It’s ironical that none of the Andhra political parties are staging demonstrations against the gas price hike. The YSR Congress issued one press statement; the Telugu Desam Party held a rally; the Congress remained mum, as did the TRS. The weakened Left seems to have little energy or drive to stage protests. With the schedule for panchayat elections having been announced (late July) and a decision on Telangana in the offing, parties have other priorities.
It wasn’t always like this. During the course of an interview to Outlook in 2006, the late Y.S. Rajasekhara Reddy had gritted his teeth when asked about his tussle with Reliance over reserves in KG basin and a fair allotment to Andhra Pradesh. “Gas is a natural resource, a property of the nation, not of a private company’s,” he had said. YSR said he raised the issue in the assembly as Opposition leader during Chandrababu Naidu’s rule, when the KG basin blocks came up for auction. At the time, the Gujarat government had participated in the bidding. YSR argued that by not acting similarly, the TDP government compromised the state’s future.
As a CM who had almost single-handedly brought the Congress to power in 2004 on a promise of free power to farmers, a share in the gas in KG basin was crucial to YSR. In fact, such was the tussle between Reliance and YSR that files related to laying of pipelines moved at snail’s pace. He even spoke of leading an all-party delegation to the PM to seek a lower gas price for AP.

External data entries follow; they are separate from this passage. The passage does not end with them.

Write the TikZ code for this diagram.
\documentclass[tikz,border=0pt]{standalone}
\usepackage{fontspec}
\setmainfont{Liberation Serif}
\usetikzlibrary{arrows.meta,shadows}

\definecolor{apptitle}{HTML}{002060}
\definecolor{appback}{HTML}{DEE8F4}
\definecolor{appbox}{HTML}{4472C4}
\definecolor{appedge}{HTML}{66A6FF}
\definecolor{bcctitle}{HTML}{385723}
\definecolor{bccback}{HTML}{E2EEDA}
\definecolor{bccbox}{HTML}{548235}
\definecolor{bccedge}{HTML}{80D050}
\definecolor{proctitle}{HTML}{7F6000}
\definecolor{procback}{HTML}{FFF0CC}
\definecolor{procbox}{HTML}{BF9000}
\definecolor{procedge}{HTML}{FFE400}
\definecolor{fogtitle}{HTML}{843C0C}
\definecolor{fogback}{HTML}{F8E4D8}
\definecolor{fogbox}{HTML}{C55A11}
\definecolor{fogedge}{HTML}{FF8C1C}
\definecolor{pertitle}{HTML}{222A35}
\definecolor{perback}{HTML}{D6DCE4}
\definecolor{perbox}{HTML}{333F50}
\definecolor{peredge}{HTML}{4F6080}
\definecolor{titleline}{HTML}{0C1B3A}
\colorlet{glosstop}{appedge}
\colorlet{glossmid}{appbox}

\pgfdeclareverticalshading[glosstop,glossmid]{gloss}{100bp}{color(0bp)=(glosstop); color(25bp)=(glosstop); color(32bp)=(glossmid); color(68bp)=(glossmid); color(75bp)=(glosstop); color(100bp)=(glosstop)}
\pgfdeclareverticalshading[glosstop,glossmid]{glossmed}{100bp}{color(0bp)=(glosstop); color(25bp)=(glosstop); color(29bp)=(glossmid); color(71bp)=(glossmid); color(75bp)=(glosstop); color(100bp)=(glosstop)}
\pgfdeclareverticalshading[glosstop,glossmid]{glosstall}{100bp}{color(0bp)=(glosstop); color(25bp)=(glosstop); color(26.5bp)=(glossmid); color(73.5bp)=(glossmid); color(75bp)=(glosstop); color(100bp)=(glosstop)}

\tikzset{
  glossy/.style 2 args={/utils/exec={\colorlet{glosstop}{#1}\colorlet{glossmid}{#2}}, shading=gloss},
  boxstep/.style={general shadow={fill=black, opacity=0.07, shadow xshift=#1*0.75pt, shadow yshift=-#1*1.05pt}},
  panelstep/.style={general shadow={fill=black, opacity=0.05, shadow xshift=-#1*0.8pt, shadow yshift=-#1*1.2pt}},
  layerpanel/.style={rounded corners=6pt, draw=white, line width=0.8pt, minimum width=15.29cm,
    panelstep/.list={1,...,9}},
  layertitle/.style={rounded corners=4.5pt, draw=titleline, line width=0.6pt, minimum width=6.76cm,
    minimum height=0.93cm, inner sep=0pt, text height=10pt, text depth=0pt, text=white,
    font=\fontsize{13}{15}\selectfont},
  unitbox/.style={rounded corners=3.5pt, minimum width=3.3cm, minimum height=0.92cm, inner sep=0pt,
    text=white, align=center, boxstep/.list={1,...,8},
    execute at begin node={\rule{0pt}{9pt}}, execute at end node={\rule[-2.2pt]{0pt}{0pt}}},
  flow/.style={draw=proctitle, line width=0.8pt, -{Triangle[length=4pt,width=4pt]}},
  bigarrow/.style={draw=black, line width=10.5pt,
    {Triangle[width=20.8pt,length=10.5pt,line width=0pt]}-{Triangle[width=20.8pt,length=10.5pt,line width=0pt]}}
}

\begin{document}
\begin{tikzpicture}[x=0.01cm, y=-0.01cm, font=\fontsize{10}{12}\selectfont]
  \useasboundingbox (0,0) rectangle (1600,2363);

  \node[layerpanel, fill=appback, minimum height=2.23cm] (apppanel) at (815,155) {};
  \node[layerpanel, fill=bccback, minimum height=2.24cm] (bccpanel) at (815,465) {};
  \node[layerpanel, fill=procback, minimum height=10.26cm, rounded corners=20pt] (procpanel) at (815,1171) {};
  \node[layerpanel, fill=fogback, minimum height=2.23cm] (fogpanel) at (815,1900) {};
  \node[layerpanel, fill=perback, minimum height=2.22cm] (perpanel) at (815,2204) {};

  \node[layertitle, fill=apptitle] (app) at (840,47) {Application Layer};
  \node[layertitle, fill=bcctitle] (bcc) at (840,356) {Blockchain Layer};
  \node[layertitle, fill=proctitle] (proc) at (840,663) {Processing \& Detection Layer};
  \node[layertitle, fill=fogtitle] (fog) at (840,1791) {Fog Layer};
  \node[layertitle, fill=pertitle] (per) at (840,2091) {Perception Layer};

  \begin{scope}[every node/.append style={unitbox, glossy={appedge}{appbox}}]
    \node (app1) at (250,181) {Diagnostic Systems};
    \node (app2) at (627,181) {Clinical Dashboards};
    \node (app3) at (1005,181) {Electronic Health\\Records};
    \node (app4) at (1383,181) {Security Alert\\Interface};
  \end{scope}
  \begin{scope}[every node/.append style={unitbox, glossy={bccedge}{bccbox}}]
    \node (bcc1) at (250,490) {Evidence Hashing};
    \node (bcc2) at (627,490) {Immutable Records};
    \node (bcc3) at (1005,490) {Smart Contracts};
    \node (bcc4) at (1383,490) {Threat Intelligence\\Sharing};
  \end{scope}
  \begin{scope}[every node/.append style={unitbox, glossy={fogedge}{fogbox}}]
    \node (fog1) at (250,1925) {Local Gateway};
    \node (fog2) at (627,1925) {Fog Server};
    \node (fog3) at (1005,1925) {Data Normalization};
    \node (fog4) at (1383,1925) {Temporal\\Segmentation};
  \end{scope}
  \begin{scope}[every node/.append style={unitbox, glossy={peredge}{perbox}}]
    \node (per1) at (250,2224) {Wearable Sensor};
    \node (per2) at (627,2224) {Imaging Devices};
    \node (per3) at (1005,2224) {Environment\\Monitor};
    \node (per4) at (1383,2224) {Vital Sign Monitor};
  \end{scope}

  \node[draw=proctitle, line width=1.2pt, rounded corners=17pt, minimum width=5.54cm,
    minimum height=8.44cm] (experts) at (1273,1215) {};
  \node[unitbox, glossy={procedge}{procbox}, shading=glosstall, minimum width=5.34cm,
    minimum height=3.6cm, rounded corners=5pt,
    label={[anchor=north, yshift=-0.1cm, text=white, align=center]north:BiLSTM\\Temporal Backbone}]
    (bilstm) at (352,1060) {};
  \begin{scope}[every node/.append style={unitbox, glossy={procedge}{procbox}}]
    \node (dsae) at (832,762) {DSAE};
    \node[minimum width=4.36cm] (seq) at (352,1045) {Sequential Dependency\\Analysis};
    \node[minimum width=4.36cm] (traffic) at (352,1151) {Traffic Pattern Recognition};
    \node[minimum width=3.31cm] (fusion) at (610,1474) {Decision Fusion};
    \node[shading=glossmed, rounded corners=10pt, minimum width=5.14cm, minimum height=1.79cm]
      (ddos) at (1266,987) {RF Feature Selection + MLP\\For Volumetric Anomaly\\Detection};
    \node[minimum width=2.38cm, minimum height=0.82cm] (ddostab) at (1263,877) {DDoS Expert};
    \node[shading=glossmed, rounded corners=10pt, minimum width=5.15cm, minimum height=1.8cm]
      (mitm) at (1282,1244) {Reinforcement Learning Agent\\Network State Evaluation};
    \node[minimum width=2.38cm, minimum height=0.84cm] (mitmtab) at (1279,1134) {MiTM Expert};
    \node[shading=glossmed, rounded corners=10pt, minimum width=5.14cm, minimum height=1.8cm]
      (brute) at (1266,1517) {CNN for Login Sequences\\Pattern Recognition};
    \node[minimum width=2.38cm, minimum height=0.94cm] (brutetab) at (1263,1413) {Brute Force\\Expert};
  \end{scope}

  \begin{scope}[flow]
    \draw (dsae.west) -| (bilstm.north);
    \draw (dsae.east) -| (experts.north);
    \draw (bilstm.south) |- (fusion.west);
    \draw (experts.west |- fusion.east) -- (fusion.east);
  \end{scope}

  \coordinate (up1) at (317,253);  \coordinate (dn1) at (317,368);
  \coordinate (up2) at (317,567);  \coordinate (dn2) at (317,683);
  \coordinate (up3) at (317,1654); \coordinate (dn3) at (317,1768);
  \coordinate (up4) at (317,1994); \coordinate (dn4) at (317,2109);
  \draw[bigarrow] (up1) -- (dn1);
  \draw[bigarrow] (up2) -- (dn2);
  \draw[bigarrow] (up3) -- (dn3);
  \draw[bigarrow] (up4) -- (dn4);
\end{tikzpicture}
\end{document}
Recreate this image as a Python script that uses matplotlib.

But in 2008, YSR said he would not pursue the fight for a reduction in gas price. “The Centre is bound by a contractual obligation under the New Exploration Licensing policy,” he explained. “There are fears that amendments now would hamper fresh investments,” he had said. YSR then dismissed reports that Reliance would face trouble while laying pipelines in Kakinada explaining that he was only concerned about a share in gas and special price for the state.
In 2009, a re-elected YSR government reopened the issue. He wrote a letter to the PMO in July, requesting that Andhra should get at least 10 per cent of the gas allocation on a preferential basis. He asked the PM to defend the Centre’s right to allocate national resources, as the legal battle between Mukesh Ambani’s RIL and Anil Ambani’s Reliance Natural Resources Ltd would hurt the common man. The Bombay High Court at the time had suggested that the two brothers could approach their mother for a solution, to which YSR had remarked that KG basin gas would be allotted to states by the Centre and not by Ambani brothers or their mother.